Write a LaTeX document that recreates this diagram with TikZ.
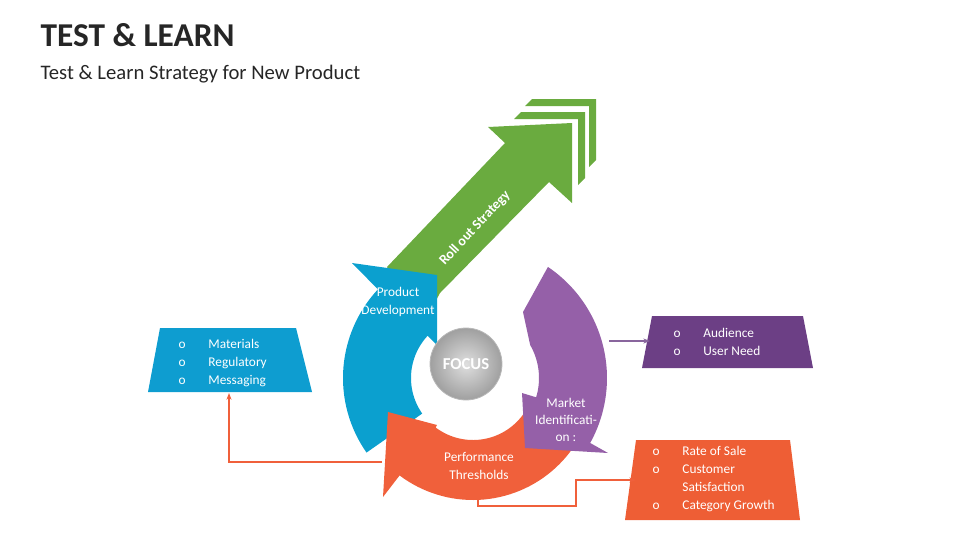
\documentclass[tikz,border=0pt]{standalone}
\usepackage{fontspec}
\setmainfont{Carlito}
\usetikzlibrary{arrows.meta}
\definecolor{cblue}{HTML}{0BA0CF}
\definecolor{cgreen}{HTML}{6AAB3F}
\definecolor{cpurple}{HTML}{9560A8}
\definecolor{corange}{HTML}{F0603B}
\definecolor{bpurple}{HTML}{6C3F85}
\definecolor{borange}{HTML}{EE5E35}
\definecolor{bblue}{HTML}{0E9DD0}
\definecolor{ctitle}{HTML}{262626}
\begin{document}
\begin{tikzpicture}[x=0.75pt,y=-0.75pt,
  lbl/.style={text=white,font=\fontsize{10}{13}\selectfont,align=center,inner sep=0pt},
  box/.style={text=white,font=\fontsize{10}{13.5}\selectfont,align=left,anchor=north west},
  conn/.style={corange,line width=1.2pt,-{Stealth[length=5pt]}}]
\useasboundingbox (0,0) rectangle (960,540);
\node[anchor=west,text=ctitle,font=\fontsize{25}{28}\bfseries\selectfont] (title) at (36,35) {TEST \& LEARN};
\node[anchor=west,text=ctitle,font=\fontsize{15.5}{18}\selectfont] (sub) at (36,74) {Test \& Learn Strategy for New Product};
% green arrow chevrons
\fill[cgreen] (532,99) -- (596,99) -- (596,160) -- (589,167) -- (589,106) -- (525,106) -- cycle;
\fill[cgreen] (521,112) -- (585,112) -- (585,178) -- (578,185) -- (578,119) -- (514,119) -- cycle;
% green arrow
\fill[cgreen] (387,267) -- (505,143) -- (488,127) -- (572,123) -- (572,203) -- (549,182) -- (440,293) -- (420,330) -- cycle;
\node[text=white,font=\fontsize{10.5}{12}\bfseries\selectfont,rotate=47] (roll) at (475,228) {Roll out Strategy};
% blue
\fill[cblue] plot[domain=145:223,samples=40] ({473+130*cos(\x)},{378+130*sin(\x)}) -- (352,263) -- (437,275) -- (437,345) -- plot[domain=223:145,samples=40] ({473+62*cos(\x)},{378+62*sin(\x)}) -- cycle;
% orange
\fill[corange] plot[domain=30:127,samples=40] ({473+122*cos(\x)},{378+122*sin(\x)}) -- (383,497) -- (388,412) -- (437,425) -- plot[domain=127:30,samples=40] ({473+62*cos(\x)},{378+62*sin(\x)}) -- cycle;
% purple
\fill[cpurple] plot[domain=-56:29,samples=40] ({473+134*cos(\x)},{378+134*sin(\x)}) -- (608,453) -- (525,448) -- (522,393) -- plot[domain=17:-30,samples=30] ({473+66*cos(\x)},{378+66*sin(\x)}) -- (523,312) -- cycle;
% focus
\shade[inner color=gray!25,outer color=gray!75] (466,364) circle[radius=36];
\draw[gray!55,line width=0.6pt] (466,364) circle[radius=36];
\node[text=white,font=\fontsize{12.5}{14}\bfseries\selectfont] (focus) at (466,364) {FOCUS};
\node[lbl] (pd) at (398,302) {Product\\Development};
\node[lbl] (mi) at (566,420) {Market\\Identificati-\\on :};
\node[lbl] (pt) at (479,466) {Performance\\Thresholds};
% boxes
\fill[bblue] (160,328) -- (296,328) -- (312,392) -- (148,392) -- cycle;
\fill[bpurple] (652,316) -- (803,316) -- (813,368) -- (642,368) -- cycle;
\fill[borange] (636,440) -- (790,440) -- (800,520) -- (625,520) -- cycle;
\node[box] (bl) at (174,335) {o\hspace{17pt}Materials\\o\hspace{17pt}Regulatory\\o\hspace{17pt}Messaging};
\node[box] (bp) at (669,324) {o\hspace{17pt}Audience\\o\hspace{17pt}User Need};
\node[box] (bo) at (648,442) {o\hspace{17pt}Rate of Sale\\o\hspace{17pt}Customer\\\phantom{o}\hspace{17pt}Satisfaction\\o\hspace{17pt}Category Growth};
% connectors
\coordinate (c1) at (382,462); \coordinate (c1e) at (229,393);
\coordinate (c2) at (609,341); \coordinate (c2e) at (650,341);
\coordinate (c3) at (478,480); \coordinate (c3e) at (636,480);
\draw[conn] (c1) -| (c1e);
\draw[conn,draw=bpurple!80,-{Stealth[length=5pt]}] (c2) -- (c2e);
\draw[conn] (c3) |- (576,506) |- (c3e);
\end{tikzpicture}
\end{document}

━━━━━━━━━━━━━━━━━━━━

--- GIVEN EXERCISE ---
Without including any picture, repeat the data exactly.

--- THE RESPONSE ---
Write a LaTeX document that recreates this diagram with TikZ.
\documentclass[tikz,border=0pt]{standalone}
\usepackage{fontspec}
\setmainfont{Carlito}
\usetikzlibrary{arrows.meta}
\definecolor{cblue}{HTML}{0BA0CF}
\definecolor{cgreen}{HTML}{6AAB3F}
\definecolor{cpurple}{HTML}{9560A8}
\definecolor{corange}{HTML}{F0603B}
\definecolor{bpurple}{HTML}{6C3F85}
\definecolor{borange}{HTML}{EE5E35}
\definecolor{bblue}{HTML}{0E9DD0}
\definecolor{ctitle}{HTML}{262626}
\begin{document}
\begin{tikzpicture}[x=0.75pt,y=-0.75pt,
  lbl/.style={text=white,font=\fontsize{10}{13}\selectfont,align=center,inner sep=0pt},
  box/.style={text=white,font=\fontsize{10}{13.5}\selectfont,align=left,anchor=north west},
  conn/.style={corange,line width=1.2pt,-{Stealth[length=5pt]}}]
\useasboundingbox (0,0) rectangle (960,540);
\node[anchor=west,text=ctitle,font=\fontsize{25}{28}\bfseries\selectfont] (title) at (36,35) {TEST \& LEARN};
\node[anchor=west,text=ctitle,font=\fontsize{15.5}{18}\selectfont] (sub) at (36,74) {Test \& Learn Strategy for New Product};
% green arrow chevrons
\fill[cgreen] (532,99) -- (596,99) -- (596,160) -- (589,167) -- (589,106) -- (525,106) -- cycle;
\fill[cgreen] (521,112) -- (585,112) -- (585,178) -- (578,185) -- (578,119) -- (514,119) -- cycle;
% green arrow
\fill[cgreen] (387,267) -- (505,143) -- (488,127) -- (572,123) -- (572,203) -- (549,182) -- (440,293) -- (420,330) -- cycle;
\node[text=white,font=\fontsize{10.5}{12}\bfseries\selectfont,rotate=47] (roll) at (475,228) {Roll out Strategy};
% blue
\fill[cblue] plot[domain=145:223,samples=40] ({473+130*cos(\x)},{378+130*sin(\x)}) -- (352,263) -- (437,275) -- (437,345) -- plot[domain=223:145,samples=40] ({473+62*cos(\x)},{378+62*sin(\x)}) -- cycle;
% orange
\fill[corange] plot[domain=30:127,samples=40] ({473+122*cos(\x)},{378+122*sin(\x)}) -- (383,497) -- (388,412) -- (437,425) -- plot[domain=127:30,samples=40] ({473+62*cos(\x)},{378+62*sin(\x)}) -- cycle;
% purple
\fill[cpurple] plot[domain=-56:29,samples=40] ({473+134*cos(\x)},{378+134*sin(\x)}) -- (608,453) -- (525,448) -- (522,393) -- plot[domain=17:-30,samples=30] ({473+66*cos(\x)},{378+66*sin(\x)}) -- (523,312) -- cycle;
% focus
\shade[inner color=gray!25,outer color=gray!75] (466,364) circle[radius=36];
\draw[gray!55,line width=0.6pt] (466,364) circle[radius=36];
\node[text=white,font=\fontsize{12.5}{14}\bfseries\selectfont] (focus) at (466,364) {FOCUS};
\node[lbl] (pd) at (398,302) {Product\\Development};
\node[lbl] (mi) at (566,420) {Market\\Identificati-\\on :};
\node[lbl] (pt) at (479,466) {Performance\\Thresholds};
% boxes
\fill[bblue] (160,328) -- (296,328) -- (312,392) -- (148,392) -- cycle;
\fill[bpurple] (652,316) -- (803,316) -- (813,368) -- (642,368) -- cycle;
\fill[borange] (636,440) -- (790,440) -- (800,520) -- (625,520) -- cycle;
\node[box] (bl) at (174,335) {o\hspace{17pt}Materials\\o\hspace{17pt}Regulatory\\o\hspace{17pt}Messaging};
\node[box] (bp) at (669,324) {o\hspace{17pt}Audience\\o\hspace{17pt}User Need};
\node[box] (bo) at (648,442) {o\hspace{17pt}Rate of Sale\\o\hspace{17pt}Customer\\\phantom{o}\hspace{17pt}Satisfaction\\o\hspace{17pt}Category Growth};
% connectors
\coordinate (c1) at (382,462); \coordinate (c1e) at (229,393);
\coordinate (c2) at (609,341); \coordinate (c2e) at (650,341);
\coordinate (c3) at (478,480); \coordinate (c3e) at (636,480);
\draw[conn] (c1) -| (c1e);
\draw[conn,draw=bpurple!80,-{Stealth[length=5pt]}] (c2) -- (c2e);
\draw[conn] (c3) |- (576,506) |- (c3e);
\end{tikzpicture}
\end{document}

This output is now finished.